In the Transmission control protocol (TCP), the data received from the application layer is allocated into what's called 'packets', which you can think of as small bundles of data. By allocating the data into packets, this allows for the data to be transported as fast as possible to ultimately needs to go. For the data to be put back together properly after having arrived at its destination, TCP equips each packet with headers which contain instructions for how to put the packets together. First, however, these packets go through the internet protocol (IP).

  • Internet layer (IP)

The Internet Protocol (this is what the 'IP' in 'IP address is short for) ensures addressing, delivering and routing your requests correctly. The packets that it receives from the transport layer are equipped with both origin and destination IP address. This ensure that the packets know where they need to go, and that the receiving device knows where the packets came from. Next, the packets go through the Network layer.

  • Network layer

Among other things, the network layer handles 'Mac addressing', which ensures that the data from the packets are converted to electrical impulses and ensuring that they're delivered to the right device in the right places.

Command list

Here we present all the commands used in this section.

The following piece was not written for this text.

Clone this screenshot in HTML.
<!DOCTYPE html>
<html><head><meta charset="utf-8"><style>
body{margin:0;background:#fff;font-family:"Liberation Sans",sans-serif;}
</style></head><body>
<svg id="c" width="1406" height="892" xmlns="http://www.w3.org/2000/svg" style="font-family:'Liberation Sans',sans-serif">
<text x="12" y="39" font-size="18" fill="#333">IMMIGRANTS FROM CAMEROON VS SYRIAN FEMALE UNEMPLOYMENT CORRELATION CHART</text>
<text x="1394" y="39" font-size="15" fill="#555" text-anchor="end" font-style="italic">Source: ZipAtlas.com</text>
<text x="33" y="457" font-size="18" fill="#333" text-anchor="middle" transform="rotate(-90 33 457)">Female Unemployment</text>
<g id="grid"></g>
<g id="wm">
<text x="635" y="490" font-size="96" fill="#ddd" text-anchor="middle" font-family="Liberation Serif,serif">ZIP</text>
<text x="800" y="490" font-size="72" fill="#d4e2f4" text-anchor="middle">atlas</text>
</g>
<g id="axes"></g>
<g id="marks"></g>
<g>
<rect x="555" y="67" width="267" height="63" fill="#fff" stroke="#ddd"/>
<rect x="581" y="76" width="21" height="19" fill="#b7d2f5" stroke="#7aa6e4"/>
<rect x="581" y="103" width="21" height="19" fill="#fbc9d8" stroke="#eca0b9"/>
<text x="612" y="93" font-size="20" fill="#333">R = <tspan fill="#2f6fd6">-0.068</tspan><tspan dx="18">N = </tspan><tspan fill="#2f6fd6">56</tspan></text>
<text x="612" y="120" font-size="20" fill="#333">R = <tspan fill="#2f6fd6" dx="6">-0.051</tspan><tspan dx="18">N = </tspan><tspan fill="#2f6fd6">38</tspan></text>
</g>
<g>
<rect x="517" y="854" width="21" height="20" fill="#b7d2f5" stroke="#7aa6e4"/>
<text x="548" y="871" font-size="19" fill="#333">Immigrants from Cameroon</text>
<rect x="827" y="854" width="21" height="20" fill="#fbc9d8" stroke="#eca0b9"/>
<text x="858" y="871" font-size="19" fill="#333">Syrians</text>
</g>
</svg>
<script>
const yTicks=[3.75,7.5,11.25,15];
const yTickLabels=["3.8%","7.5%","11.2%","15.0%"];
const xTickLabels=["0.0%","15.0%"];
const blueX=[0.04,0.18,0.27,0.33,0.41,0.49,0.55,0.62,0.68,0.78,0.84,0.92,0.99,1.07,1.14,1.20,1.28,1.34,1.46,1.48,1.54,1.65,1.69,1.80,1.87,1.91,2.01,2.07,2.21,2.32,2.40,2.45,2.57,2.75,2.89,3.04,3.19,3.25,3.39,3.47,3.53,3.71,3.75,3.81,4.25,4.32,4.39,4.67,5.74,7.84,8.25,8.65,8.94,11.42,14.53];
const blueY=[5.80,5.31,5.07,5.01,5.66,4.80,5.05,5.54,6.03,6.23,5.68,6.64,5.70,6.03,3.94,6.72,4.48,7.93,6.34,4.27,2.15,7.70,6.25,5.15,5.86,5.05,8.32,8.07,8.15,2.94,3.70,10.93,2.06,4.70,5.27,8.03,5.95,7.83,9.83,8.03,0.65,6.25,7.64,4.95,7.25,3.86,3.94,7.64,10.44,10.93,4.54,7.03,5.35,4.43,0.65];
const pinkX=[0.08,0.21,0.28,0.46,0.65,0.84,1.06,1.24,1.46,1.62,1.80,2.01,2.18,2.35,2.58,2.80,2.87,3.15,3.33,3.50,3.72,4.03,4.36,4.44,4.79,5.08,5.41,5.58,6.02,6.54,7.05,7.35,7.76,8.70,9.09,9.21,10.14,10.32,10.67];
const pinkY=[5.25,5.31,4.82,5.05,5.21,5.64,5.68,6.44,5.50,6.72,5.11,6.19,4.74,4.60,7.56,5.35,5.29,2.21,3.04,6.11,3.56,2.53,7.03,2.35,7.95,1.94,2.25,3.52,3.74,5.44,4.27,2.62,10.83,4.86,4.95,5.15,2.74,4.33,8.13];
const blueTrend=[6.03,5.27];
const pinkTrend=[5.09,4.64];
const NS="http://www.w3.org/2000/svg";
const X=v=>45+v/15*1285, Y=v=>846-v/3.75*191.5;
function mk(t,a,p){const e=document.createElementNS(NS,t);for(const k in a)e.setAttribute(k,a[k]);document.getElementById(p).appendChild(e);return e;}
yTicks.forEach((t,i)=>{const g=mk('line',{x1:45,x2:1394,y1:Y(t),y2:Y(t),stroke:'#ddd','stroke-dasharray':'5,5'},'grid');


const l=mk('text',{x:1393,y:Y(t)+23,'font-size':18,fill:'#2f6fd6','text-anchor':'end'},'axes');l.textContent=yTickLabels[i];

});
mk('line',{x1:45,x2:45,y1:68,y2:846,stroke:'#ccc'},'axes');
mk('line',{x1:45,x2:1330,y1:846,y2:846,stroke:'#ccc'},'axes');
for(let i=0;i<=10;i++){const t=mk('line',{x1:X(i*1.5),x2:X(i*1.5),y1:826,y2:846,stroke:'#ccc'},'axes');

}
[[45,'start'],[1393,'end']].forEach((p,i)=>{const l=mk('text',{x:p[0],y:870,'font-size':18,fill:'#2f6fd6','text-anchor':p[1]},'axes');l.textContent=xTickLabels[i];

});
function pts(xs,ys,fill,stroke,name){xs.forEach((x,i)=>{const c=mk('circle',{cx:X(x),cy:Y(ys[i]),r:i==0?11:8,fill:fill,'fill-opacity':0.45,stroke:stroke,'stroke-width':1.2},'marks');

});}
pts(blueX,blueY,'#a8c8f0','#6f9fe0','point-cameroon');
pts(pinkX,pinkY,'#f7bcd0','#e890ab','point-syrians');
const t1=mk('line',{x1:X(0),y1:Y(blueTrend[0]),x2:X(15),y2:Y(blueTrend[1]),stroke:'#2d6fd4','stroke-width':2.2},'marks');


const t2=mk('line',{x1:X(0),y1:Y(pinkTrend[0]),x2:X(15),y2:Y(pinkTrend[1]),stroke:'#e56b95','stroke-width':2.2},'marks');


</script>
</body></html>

Unix Command Acronym translation Description
wget [OPTION] <URL> web get A non-interactive network downloader used to download files located at the URL.
curl [OPTION] <URL> Client url Similarly to wget, it is used to download files at the specified URL. This is an alternative MAC OS users, where wget doesn't work.
ssh <PORT> <user@IP/Domain_name> Secure shell Used to establish a secure connection to a remote server/system. It's also known as secure shell protocol.
scp <PORT> <user@IP/Domain_name> <user@IP/Domain_name> Secure copy protocol Starts a secure copy protocol, which copies files securely across from remote networks to clients or from clients to remote networks.
telnet <URL> <PORT> Teletype network Establishes a connection with the specified URL and port.
ifconfig [OPTION] Interface configuration Displays currently active networks but when used with a, it displays the status of all networks.
nslookup [OPTION] Name server lookup Used to obtain information about a server through a DNS (Domain name system) server.
ping [OPTION] <IP/URL> Packet Internet Groper Checks network connectivity between host (your computer) and host/server.

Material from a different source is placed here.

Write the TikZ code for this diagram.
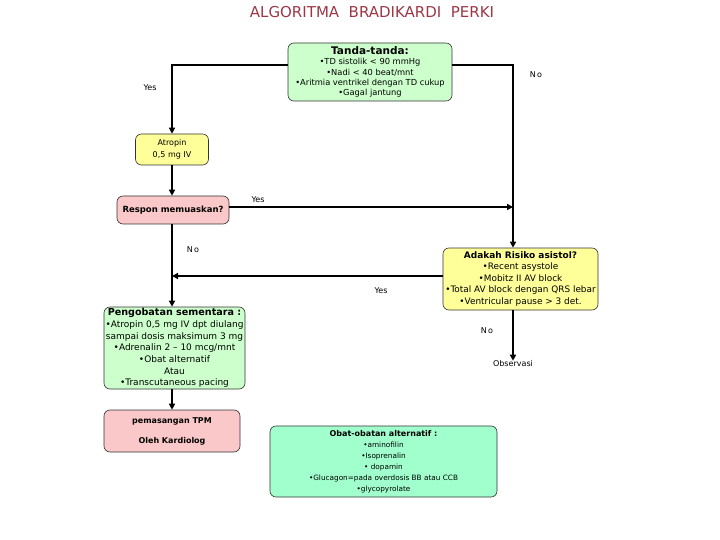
\documentclass[tikz,border=0pt]{standalone}
\usepackage{fontspec}
\setmainfont{DejaVu Sans}
\usetikzlibrary{arrows.meta,positioning}
\definecolor{boxgreen}{RGB}{204,255,204}
\definecolor{boxmint}{RGB}{160,255,204}
\definecolor{boxyellow}{RGB}{255,255,153}
\definecolor{boxpink}{RGB}{250,200,200}
\definecolor{titlered}{RGB}{155,55,70}
\begin{document}
\begin{tikzpicture}[x=1pt,y=-1pt,
  box/.style={draw=black!80,line width=0.6pt,rounded corners=6pt,align=center,inner sep=0.5pt,
    font=\fontsize{7.5}{10}\selectfont},
  conn/.style={line width=1.6pt},
  arr/.style={conn,-{Triangle[length=6pt,width=6pt]}},
  lbl/.style={font=\fontsize{8}{10}\selectfont,inner sep=0pt}]
\useasboundingbox (0,0) rectangle (720,540);
\node[font=\fontsize{15}{17}\selectfont,text=titlered] (title) at (372,12) {ALGORITMA\ \ BRADIKARDI\ \ PERKI};

\node[box,fill=boxgreen,minimum width=164pt,minimum height=58pt,font=\fontsize{8.3}{10.4}\selectfont] (tanda) at (370,72)
  {{\fontsize{10.5}{12}\selectfont\bfseries Tanda-tanda:}\\
   •TD sistolik < 90 mmHg\\ •Nadi < 40 beat/mnt\\
   •Aritmia ventrikel dengan TD cukup\\ •Gagal jantung};

\node[box,fill=boxyellow,minimum width=73pt,minimum height=31pt,font=\fontsize{8}{12}\selectfont] (atropin) at (172,149.5)
  {Atropin\\0,5 mg IV};

\node[box,fill=boxpink,minimum width=112pt,minimum height=28pt,font=\fontsize{8.5}{10}\selectfont\bfseries] (respon) at (173,210)
  {Respon memuaskan?};

\node[box,fill=boxyellow,minimum width=155pt,minimum height=62pt,font=\fontsize{8.9}{11.5}\selectfont] (adakah) at (520.5,279)
  {{\fontsize{9}{10}\selectfont\bfseries Adakah Risiko asistol?}\\
   •Recent asystole\\ •Mobitz II AV block\\
   •Total AV block dengan QRS lebar\\ •Ventricular pause > 3 det.};

\node[box,fill=boxgreen,minimum width=141pt,minimum height=82pt,font=\fontsize{9}{11.7}\selectfont] (pengob) at (174.5,348)
  {{\fontsize{9.6}{11}\selectfont\bfseries Pengobatan sementara :}\\
   •Atropin 0,5 mg IV dpt diulang\\ sampai dosis maksimum 3 mg\\
   •Adrenalin 2 – 10 mcg/mnt\\ •Obat alternatif\\ Atau\\ •Transcutaneous pacing};

\node[box,fill=boxpink,minimum width=136pt,minimum height=42pt,font=\fontsize{8}{20}\selectfont\bfseries] (pemas) at (172,431)
  {pemasangan TPM\\Oleh Kardiolog};

\node[box,fill=boxmint,minimum width=227pt,minimum height=71pt,font=\fontsize{7.3}{11}\selectfont] (obat) at (383.5,461.5)
  {{\fontsize{8}{10}\selectfont\bfseries Obat-obatan alternatif :}\\
   •aminofilin\\ •Isoprenalin\\ • dopamin\\
   •Glucagon=pada overdosis BB atau CCB\\ •glycopyrolate};

\node[lbl] (obs) at (513,364) {Observasi};

\coordinate (ty) at (0,65);
\coordinate (rt) at (513,0);
\coordinate (lt) at (172,0);
\coordinate (ay) at (0,276);
\coordinate (ry) at (0,207);

\draw[arr] (tanda.west |- ty) -| (atropin.north);
\draw[arr] (tanda.east |- ty) -| (adakah.north -| rt);
\draw[arr] (atropin.south) -- (respon.north -| atropin.south);
\draw[arr] (respon.east |- ry) -- (rt |- ry);
\draw[arr] (respon.south -| lt) -- (pengob.north -| lt);
\draw[arr] (adakah.west |- ay) -- (lt |- ay);
\draw[arr] (adakah.south -| rt) -- (obs.north -| rt);
\draw[arr] (pengob.south -| lt) -- (pemas.north -| lt);

\node[lbl] (l1) at (150,88) {Yes};
\node[lbl] (l2) at (536,75) {N\,o};
\node[lbl] (l3) at (258,200) {Yes};
\node[lbl] (l4) at (193,250) {N\,o};
\node[lbl] (l5) at (381,291) {Yes};
\node[lbl] (l6) at (487,331) {N\,o};
\end{tikzpicture}
\end{document}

Exercises 1: Using ssh and scp

In order to use the commands ssh and scp you need to actually have a remote server you can try it on. You can create a SSH server on your local server (so on your own computer), and although this is hardly a remote server this will allow you to try the commands ssh and scp. For windows users, this require a couple more steps.

  • For windows users

First make sure ubuntu is updated,

Prompt$ sudo apt-get update 
Prompt$ sudo apt-get upgrade 

Then install ssh client and server,

Prompt$ sudo apt-get openssh-client
Prompt$ sudo apt-get install openssh-server 

You should now be able to start a ssh server,

Prompt$ sudo service ssh start
Prompt$ ps -A 

You should be able the daemon process, 'sshd', up and running. You can stop it again by typing,

Prompt$ sudo service ssh stop
  • For Mac users
Prompt$ systemsetup -setremotelogin on

You should now be able to start a ssh server,

Prompt$ sudo service ssh start

You can view check if the ssh server is up on and running with, ps -A,

Prompt$ ps -A 

where you should be able the daemon process, 'sshd', up and running. You can stop it again by typing,

Prompt$ sudo service ssh stop

By default the port number that your ssh server uses, is port number 22. You can, however, change this by going to the file <ssh_config>

Prompt$ sudo vim /etc/ssh/ssh_config
  1. Now that you're setup with an ssh server, start it and connect with ssh (whenever you want to exit the remote server, simply type exit in the command prompt).
  2. Copy any file from your computer to somewhere on the server.
  3. Copy any file from the remote server to your home directory.